Perhaps. But the knowledge of the necessity and of the duty, as you have proclaimed them, is a knowledge very, very much older than you. Probably that peasant knew it fifty thousand years ago, on this planet. Possibly also upon other long—vanished planets, in cycles forgotten by the gods. If this be the Omega of Western wisdom, then is he of the straw sandals our equal in knowledge, even though he be classed by the Buddha among the ignorant ones only,—they who "people the cemeteries again and again."

"He cannot know," makes answer Science; "at the very most he only believes, or thinks that he believes. Not even his wisest priests can prove. I alone have proven; I alone have given proof absolute. And I have proved for ethical renovation, though accused of proving for destruction. I have defined the uttermost impassable limit of human knowledge; but I have also established for all time the immovable foundations of that highest doubt which is wholesome, since it is the substance of hope. I have shown that even the least of human thoughts, of human acts, may have perpetual record,—making self-registration through tremulosities invisible that pass to the eternities. And I have fixed the basis of a new morality upon everlasting truth, even though I may have left of ancient creeds only their empty shell."

Creeds of the West—yes! But not of the creed of this older East. Not yet have you even measured it. What matter that this peasant cannot prove, since thus much of his belief is that which you have proved for all of us? And he holds still another belief that reaches beyond yours. He too has been taught that acts and thoughts outlive the lives of men. But he has been taught more than this. He has been taught that the thoughts and acts of each being, projected beyond the individual existence, shape other lives unborn; he has been taught to control his most secret wishes, because of their immeasurable inherent potentialities. And he has been taught all this in words as plain and thoughts as simply woven as the straw of his rain-coat. What if he cannot prove his premises? you have proved them, for him and for the world. He has only a theory of the future, indeed; but you have furnished irrefutable evidence that it is not founded upon dreams. And since all your past labors have only served to confirm a few of the beliefs stored up in his simple mind, is it any folly to presume that your future labors also may serve to prove the truth of other beliefs of his, which you have not yet taken the trouble to examine?

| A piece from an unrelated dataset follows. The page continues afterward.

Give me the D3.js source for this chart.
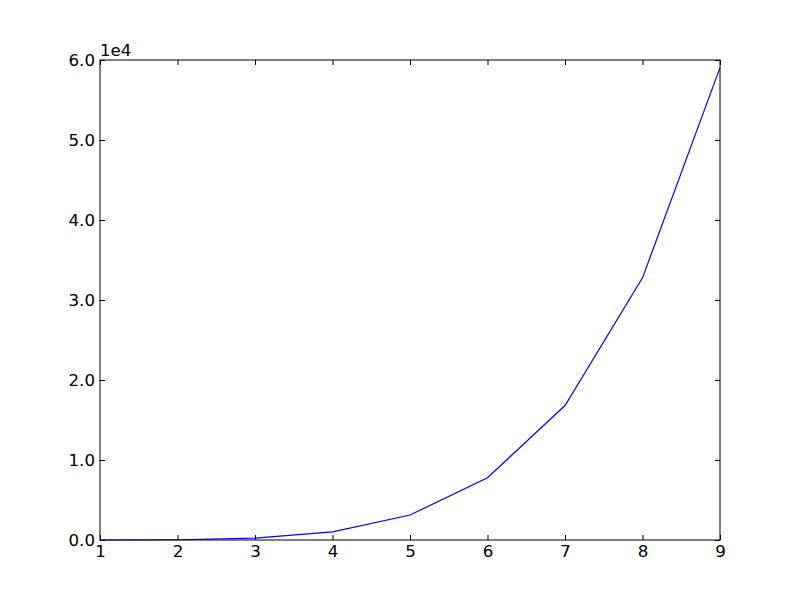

"For instance, that earthquakes are caused by a big fish?"

Do not sneer! Our Western notions about such things were just as crude only a few generations back. No! I mean the ancient teaching that acts and thoughts are not merely the incidents of life, but its creators. Even as it has been written, "All that we are is the result of what we have thought: it is founded on our thoughts; it is made up of our thoughts."